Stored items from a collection
■ ■ ■ ■

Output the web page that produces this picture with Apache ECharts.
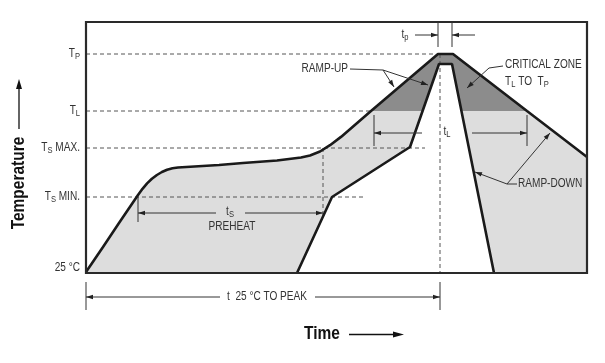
<!DOCTYPE html>
<html><head><meta charset="utf-8">
<script src="https://cdn.jsdelivr.net/npm/echarts@6/dist/echarts.min.js"></script>
<style>html,body{margin:0;padding:0;background:#fff}#c{width:605px;height:363px}</style>
</head><body><div id="c"></div>
<script>
// ---- data (abstract units: time on x, temperature on y) ----
const outerTime = [0, 17, 33, 52, 56.5, 61.1, 65.9, 70.9, 75.9, 81.1, 86.5, 92, 133, 157, 191, 215, 224, 234, 244, 255, 285, 352, 367, 441, 501];
const outerTemp = [1, 26, 50, 78, 84.2, 89.6, 94.2, 98, 101, 103.3, 104.8, 105.5, 108, 110, 112.5, 115.5, 117.5, 121.5, 127.8, 136.1, 162, 219, 219, 162, 116];
const innerTime = [211, 246, 324, 353, 366, 408];
const innerTemp = [0, 76, 126, 209, 209, 0];
const levelLabels = ['25 °C', 'TS MIN.', 'TS MAX.', 'TL', 'TP'];
const levelValues = [5, 76, 125, 162, 219];
// dashed guide lines [x1,y1,x2,y2]
const guideLines = [[0,219,350,219],[0,162,285,162],[0,125,339,125],[0,76,277,76],[354,219,354,0],[237,125,237,58]];
// arrowed lines [x1,y1,x2,y2] (arrow at x2,y2)
const arrowLines = [[130,60,52,60],[159,60,237,60],[336,140,288,140],[386,140,441,140],
  [329,238,352,238],[389,238,366,238],[134,-24,0,-24],[229,-24,354,-24],
  [297,203,308,186],[297,203,342,188],[403,205,381,185],[421,89,464,140],[421,89,389,101]];
// plain leader lines / ticks
const plainLines = [[264,204,297,203],[417,207,403,205],[431,89,421,89],[52,76,52,51],
  [288,158,288,127],[441,158,441,127],[352,251,352,226],[366,251,366,226],[0,-9,0,-37],[354,-9,354,-37]];
// annotation texts [text, x, y, align]
const notes = [['{m|t}{s|S}',144,61,'center'],['PREHEAT',146,46,'center'],['{m|t}{s|L}',361,141,'center'],
  ['{m|t}{s|p}',319,238,'center'],['t  25 °C TO PEAK',181,-24,'center'],['RAMP-UP',262,204,'right'],
  ['CRITICAL ZONE',419,208,'left'],['{m|T}{s|L} {m|TO} {m| T}{s|P}',419,191,'left'],['RAMP-DOWN',432,89,'left']];

const FONT = "'Liberation Sans','Arial',sans-serif";
const SX = 0.84;
const INK = '#1a1a1a', TXT = '#333';
const outerPts = outerTime.map((t, i) => [t, outerTemp[i]]);
const innerPts = innerTime.map((t, i) => [t, innerTemp[i]]);
const TL = levelValues[3];
const zonePts = outerPts.filter(p => p[1] >= TL);
const richSub = {
  m: {fontSize: 12, fontFamily: FONT, fill: TXT, lineHeight: 14},
  s: {fontSize: 9, fontFamily: FONT, fill: TXT, verticalAlign: 'bottom', lineHeight: 6}
};
function levelText(s) {
  if (s === 'TP') return '{m|T}{s|P}';
  if (s === 'TL') return '{m|T}{s|L}';
  if (s.startsWith('TS')) return '{m|T}{s|S}{m|' + s.slice(2) + '}';
  return s;
}
function head(tip, from, len, half) {
  const dx = tip[0] - from[0], dy = tip[1] - from[1];
  const d = Math.sqrt(dx*dx + dy*dy) || 1;
  const ux = dx/d, uy = dy/d, nx = -uy, ny = ux;
  return [tip, [tip[0]-ux*len+nx*half, tip[1]-uy*len+ny*half], [tip[0]-ux*len-nx*half, tip[1]-uy*len-ny*half]];
}
function txt(x, y, s, align) {
  return {type: 'text', x: x, y: y, scaleX: SX, style: {text: s, fill: TXT, fontFamily: FONT, fontSize: 12,
    align: align, verticalAlign: 'middle', rich: richSub}};
}

const chart = echarts.init(document.getElementById('c'));
const option = {
  animation: false,
  grid: {left: 86, top: 22, width: 501, height: 251, show: false},
  xAxis: {type: 'value', min: 0, max: 501, show: false},
  yAxis: {type: 'value', min: 0, max: 251, show: false},
  series: [
    {type: 'line', data: outerPts, symbol: 'none', lineStyle: {opacity: 0, width: 0}, areaStyle: {color: '#dddddd', opacity: 1}, z: 1, silent: true},
    {type: 'custom', data: [[0, 0]], z: 2, clip: false, silent: true,
      renderItem: (p, api) => ({type: 'polygon', shape: {points: zonePts.map(q => api.coord(q))}, style: {fill: '#8c8c8c'}})},
    {type: 'line', data: innerPts, symbol: 'none', lineStyle: {opacity: 0, width: 0}, areaStyle: {color: '#ffffff', opacity: 1}, z: 3, silent: true},
    {type: 'custom', data: [[0, 0]], z: 4, clip: false, silent: true,
      renderItem: (p, api) => ({type: 'group', children: guideLines.map(g => ({type: 'polyline',
        shape: {points: [api.coord([g[0], g[1]]), api.coord([g[2], g[3]])]},
        style: {stroke: '#555', lineWidth: 1, lineDash: [4, 3], fill: null}}))})},
    {type: 'line', data: outerPts, symbol: 'none', lineStyle: {color: INK, width: 2.6}, z: 5, silent: true},
    {type: 'line', data: innerPts, symbol: 'none', lineStyle: {color: INK, width: 2.6}, z: 5, silent: true},
    {type: 'custom', data: [[0, 0]], z: 6, clip: false, silent: true,
      renderItem: (p, api) => {
        const ch = [];
        const c0 = api.coord([0, 0]), c1 = api.coord([501, 251]);
        ch.push({type: 'rect', shape: {x: c0[0], y: c1[1], width: c1[0]-c0[0], height: c0[1]-c1[1]},
          style: {stroke: '#2a2a2a', lineWidth: 2.2, fill: null}});
        plainLines.concat(arrowLines).forEach(l => ch.push({type: 'polyline',
          shape: {points: [api.coord([l[0], l[1]]), api.coord([l[2], l[3]])]},
          style: {stroke: '#333', lineWidth: 1, fill: null}}));
        arrowLines.forEach(l => ch.push({type: 'polygon',
          shape: {points: head(api.coord([l[2], l[3]]), api.coord([l[0], l[1]]), 7, 2.3)}, style: {fill: '#222'}}));
        notes.forEach(n => {
          const c = api.coord([n[1], n[2]]);
          ch.push(txt(c[0], c[1], n[0], n[3]));
        });
        levelValues.forEach((v, i) => {
          const c = api.coord([0, v]);
          ch.push(txt(c[0] - 6, c[1], levelText(levelLabels[i]), 'right'));
        });
        return {type: 'group', children: ch};
      }}
  ],
  graphic: [
    {type: 'text', x: 19, y: 183, rotation: Math.PI/2, scaleX: 0.86, style: {text: 'Temperature', fontFamily: FONT, fontWeight: 'bold', fontSize: 18, fill: '#111', align: 'center', verticalAlign: 'middle'}},
    {type: 'line', shape: {x1: 19, y1: 129, x2: 19, y2: 86}, style: {stroke: '#111', lineWidth: 1.3}},
    {type: 'polygon', shape: {points: [[19, 79], [16, 89], [22, 89]]}, style: {fill: '#111'}},
    {type: 'text', x: 322, y: 334, scaleX: 0.86, style: {text: 'Time', fontFamily: FONT, fontWeight: 'bold', fontSize: 18, fill: '#111', align: 'center', verticalAlign: 'middle'}},
    {type: 'line', shape: {x1: 349, y1: 334.5, x2: 396, y2: 334.5}, style: {stroke: '#111', lineWidth: 1.3}},
    {type: 'polygon', shape: {points: [[404, 334.5], [393, 331.5], [393, 337.5]]}, style: {fill: '#111'}}
  ]
};
chart.setOption(option);
</script>
</body></html>
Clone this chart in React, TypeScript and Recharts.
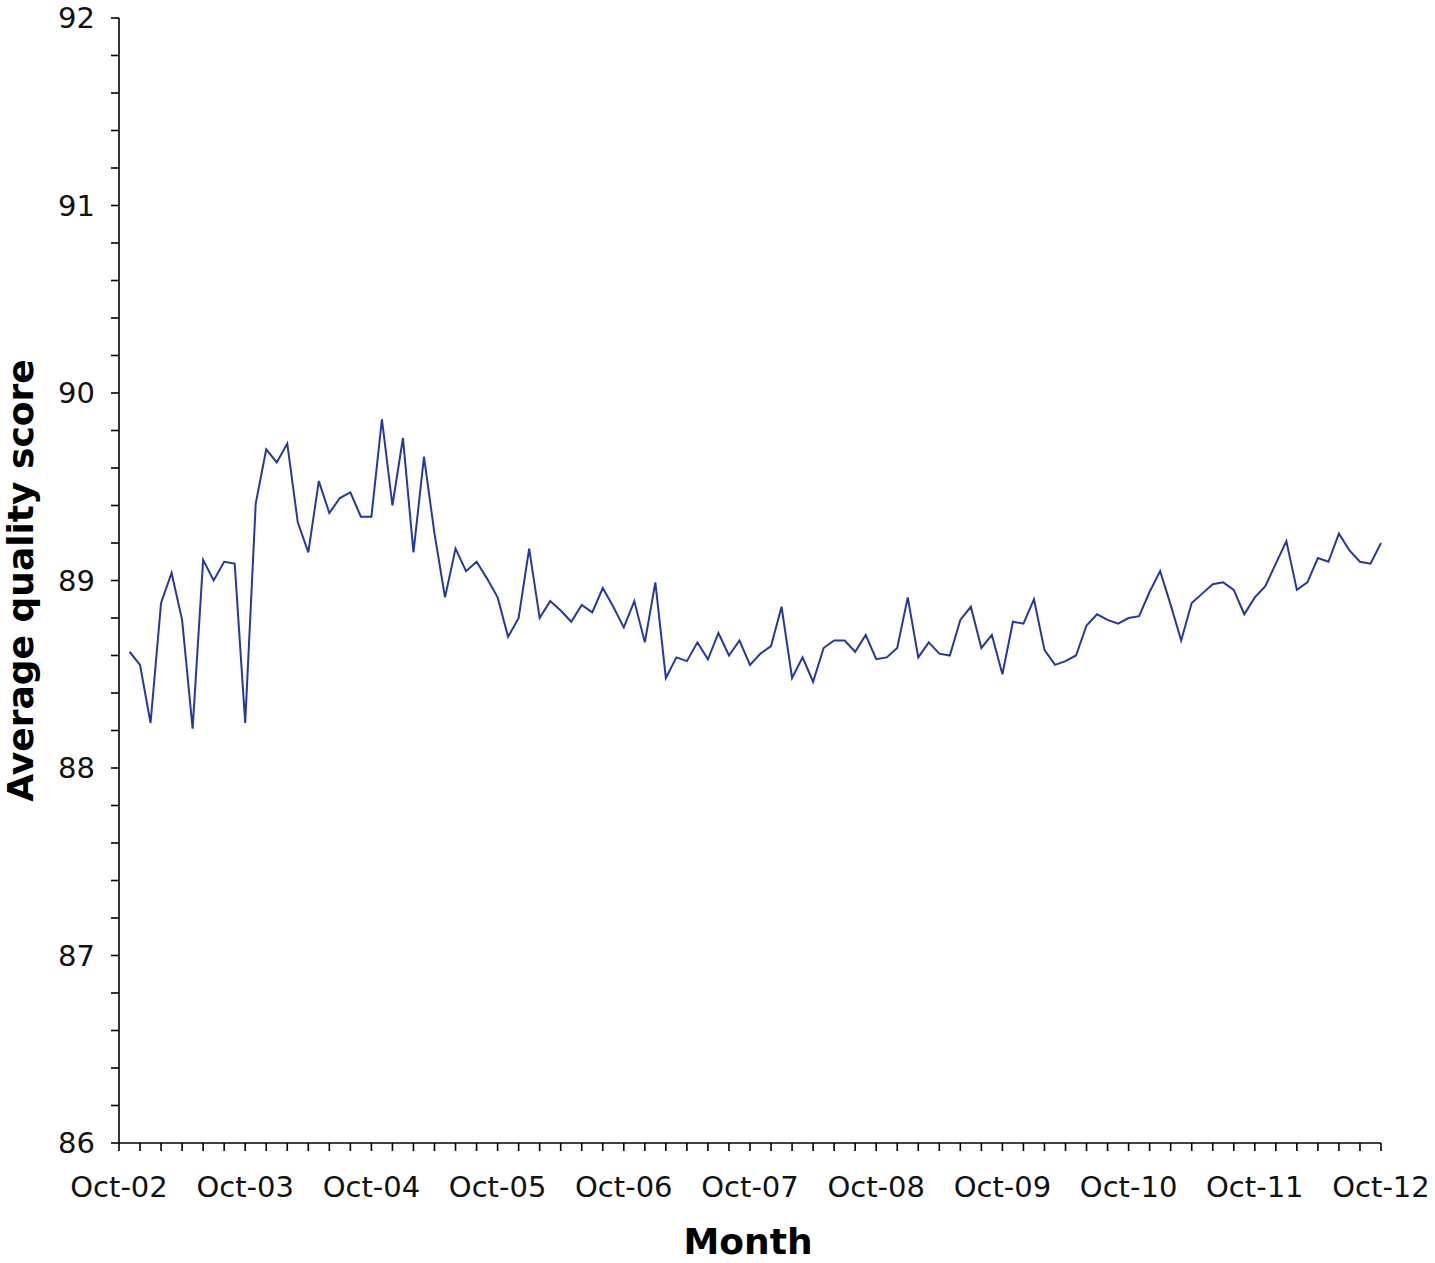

■ ■ ■ ■

◆ WORK TO DO ◆
Nothing in the entries above should change when they are printed again, except that the pictures are dropped.

◆ TASK SOLUTION ◆
Output the web page that produces this picture with Apache ECharts.
<!DOCTYPE html>
<html><head><meta charset="utf-8">
<script src="https://cdn.jsdelivr.net/npm/echarts@6/dist/echarts.min.js"></script>
<style>html,body{margin:0;padding:0;background:#fff}#c{width:605px;height:363px}</style>
</head><body><div id="c"></div>
<script>
// ---- data (abstract units: time on x, temperature on y) ----
const outerTime = [0, 17, 33, 52, 56.5, 61.1, 65.9, 70.9, 75.9, 81.1, 86.5, 92, 133, 157, 191, 215, 224, 234, 244, 255, 285, 352, 367, 441, 501];
const outerTemp = [1, 26, 50, 78, 84.2, 89.6, 94.2, 98, 101, 103.3, 104.8, 105.5, 108, 110, 112.5, 115.5, 117.5, 121.5, 127.8, 136.1, 162, 219, 219, 162, 116];
const innerTime = [211, 246, 324, 353, 366, 408];
const innerTemp = [0, 76, 126, 209, 209, 0];
const levelLabels = ['25 °C', 'TS MIN.', 'TS MAX.', 'TL', 'TP'];
const levelValues = [5, 76, 125, 162, 219];
// dashed guide lines [x1,y1,x2,y2]
const guideLines = [[0,219,350,219],[0,162,285,162],[0,125,339,125],[0,76,277,76],[354,219,354,0],[237,125,237,58]];
// arrowed lines [x1,y1,x2,y2] (arrow at x2,y2)
const arrowLines = [[130,60,52,60],[159,60,237,60],[336,140,288,140],[386,140,441,140],
  [329,238,352,238],[389,238,366,238],[134,-24,0,-24],[229,-24,354,-24],
  [297,203,308,186],[297,203,342,188],[403,205,381,185],[421,89,464,140],[421,89,389,101]];
// plain leader lines / ticks
const plainLines = [[264,204,297,203],[417,207,403,205],[431,89,421,89],[52,76,52,51],
  [288,158,288,127],[441,158,441,127],[352,251,352,226],[366,251,366,226],[0,-9,0,-37],[354,-9,354,-37]];
// annotation texts [text, x, y, align]
const notes = [['{m|t}{s|S}',144,61,'center'],['PREHEAT',146,46,'center'],['{m|t}{s|L}',361,141,'center'],
  ['{m|t}{s|p}',319,238,'center'],['t  25 °C TO PEAK',181,-24,'center'],['RAMP-UP',262,204,'right'],
  ['CRITICAL ZONE',419,208,'left'],['{m|T}{s|L} {m|TO} {m| T}{s|P}',419,191,'left'],['RAMP-DOWN',432,89,'left']];

const FONT = "'Liberation Sans','Arial',sans-serif";
const SX = 0.84;
const INK = '#1a1a1a', TXT = '#333';
const outerPts = outerTime.map((t, i) => [t, outerTemp[i]]);
const innerPts = innerTime.map((t, i) => [t, innerTemp[i]]);
const TL = levelValues[3];
const zonePts = outerPts.filter(p => p[1] >= TL);
const richSub = {
  m: {fontSize: 12, fontFamily: FONT, fill: TXT, lineHeight: 14},
  s: {fontSize: 9, fontFamily: FONT, fill: TXT, verticalAlign: 'bottom', lineHeight: 6}
};
function levelText(s) {
  if (s === 'TP') return '{m|T}{s|P}';
  if (s === 'TL') return '{m|T}{s|L}';
  if (s.startsWith('TS')) return '{m|T}{s|S}{m|' + s.slice(2) + '}';
  return s;
}
function head(tip, from, len, half) {
  const dx = tip[0] - from[0], dy = tip[1] - from[1];
  const d = Math.sqrt(dx*dx + dy*dy) || 1;
  const ux = dx/d, uy = dy/d, nx = -uy, ny = ux;
  return [tip, [tip[0]-ux*len+nx*half, tip[1]-uy*len+ny*half], [tip[0]-ux*len-nx*half, tip[1]-uy*len-ny*half]];
}
function txt(x, y, s, align) {
  return {type: 'text', x: x, y: y, scaleX: SX, style: {text: s, fill: TXT, fontFamily: FONT, fontSize: 12,
    align: align, verticalAlign: 'middle', rich: richSub}};
}

const chart = echarts.init(document.getElementById('c'));
const option = {
  animation: false,
  grid: {left: 86, top: 22, width: 501, height: 251, show: false},
  xAxis: {type: 'value', min: 0, max: 501, show: false},
  yAxis: {type: 'value', min: 0, max: 251, show: false},
  series: [
    {type: 'line', data: outerPts, symbol: 'none', lineStyle: {opacity: 0, width: 0}, areaStyle: {color: '#dddddd', opacity: 1}, z: 1, silent: true},
    {type: 'custom', data: [[0, 0]], z: 2, clip: false, silent: true,
      renderItem: (p, api) => ({type: 'polygon', shape: {points: zonePts.map(q => api.coord(q))}, style: {fill: '#8c8c8c'}})},
    {type: 'line', data: innerPts, symbol: 'none', lineStyle: {opacity: 0, width: 0}, areaStyle: {color: '#ffffff', opacity: 1}, z: 3, silent: true},
    {type: 'custom', data: [[0, 0]], z: 4, clip: false, silent: true,
      renderItem: (p, api) => ({type: 'group', children: guideLines.map(g => ({type: 'polyline',
        shape: {points: [api.coord([g[0], g[1]]), api.coord([g[2], g[3]])]},
        style: {stroke: '#555', lineWidth: 1, lineDash: [4, 3], fill: null}}))})},
    {type: 'line', data: outerPts, symbol: 'none', lineStyle: {color: INK, width: 2.6}, z: 5, silent: true},
    {type: 'line', data: innerPts, symbol: 'none', lineStyle: {color: INK, width: 2.6}, z: 5, silent: true},
    {type: 'custom', data: [[0, 0]], z: 6, clip: false, silent: true,
      renderItem: (p, api) => {
        const ch = [];
        const c0 = api.coord([0, 0]), c1 = api.coord([501, 251]);
        ch.push({type: 'rect', shape: {x: c0[0], y: c1[1], width: c1[0]-c0[0], height: c0[1]-c1[1]},
          style: {stroke: '#2a2a2a', lineWidth: 2.2, fill: null}});
        plainLines.concat(arrowLines).forEach(l => ch.push({type: 'polyline',
          shape: {points: [api.coord([l[0], l[1]]), api.coord([l[2], l[3]])]},
          style: {stroke: '#333', lineWidth: 1, fill: null}}));
        arrowLines.forEach(l => ch.push({type: 'polygon',
          shape: {points: head(api.coord([l[2], l[3]]), api.coord([l[0], l[1]]), 7, 2.3)}, style: {fill: '#222'}}));
        notes.forEach(n => {
          const c = api.coord([n[1], n[2]]);
          ch.push(txt(c[0], c[1], n[0], n[3]));
        });
        levelValues.forEach((v, i) => {
          const c = api.coord([0, v]);
          ch.push(txt(c[0] - 6, c[1], levelText(levelLabels[i]), 'right'));
        });
        return {type: 'group', children: ch};
      }}
  ],
  graphic: [
    {type: 'text', x: 19, y: 183, rotation: Math.PI/2, scaleX: 0.86, style: {text: 'Temperature', fontFamily: FONT, fontWeight: 'bold', fontSize: 18, fill: '#111', align: 'center', verticalAlign: 'middle'}},
    {type: 'line', shape: {x1: 19, y1: 129, x2: 19, y2: 86}, style: {stroke: '#111', lineWidth: 1.3}},
    {type: 'polygon', shape: {points: [[19, 79], [16, 89], [22, 89]]}, style: {fill: '#111'}},
    {type: 'text', x: 322, y: 334, scaleX: 0.86, style: {text: 'Time', fontFamily: FONT, fontWeight: 'bold', fontSize: 18, fill: '#111', align: 'center', verticalAlign: 'middle'}},
    {type: 'line', shape: {x1: 349, y1: 334.5, x2: 396, y2: 334.5}, style: {stroke: '#111', lineWidth: 1.3}},
    {type: 'polygon', shape: {points: [[404, 334.5], [393, 331.5], [393, 337.5]]}, style: {fill: '#111'}}
  ]
};
chart.setOption(option);
</script>
</body></html>
Clone this chart in React, TypeScript and Recharts.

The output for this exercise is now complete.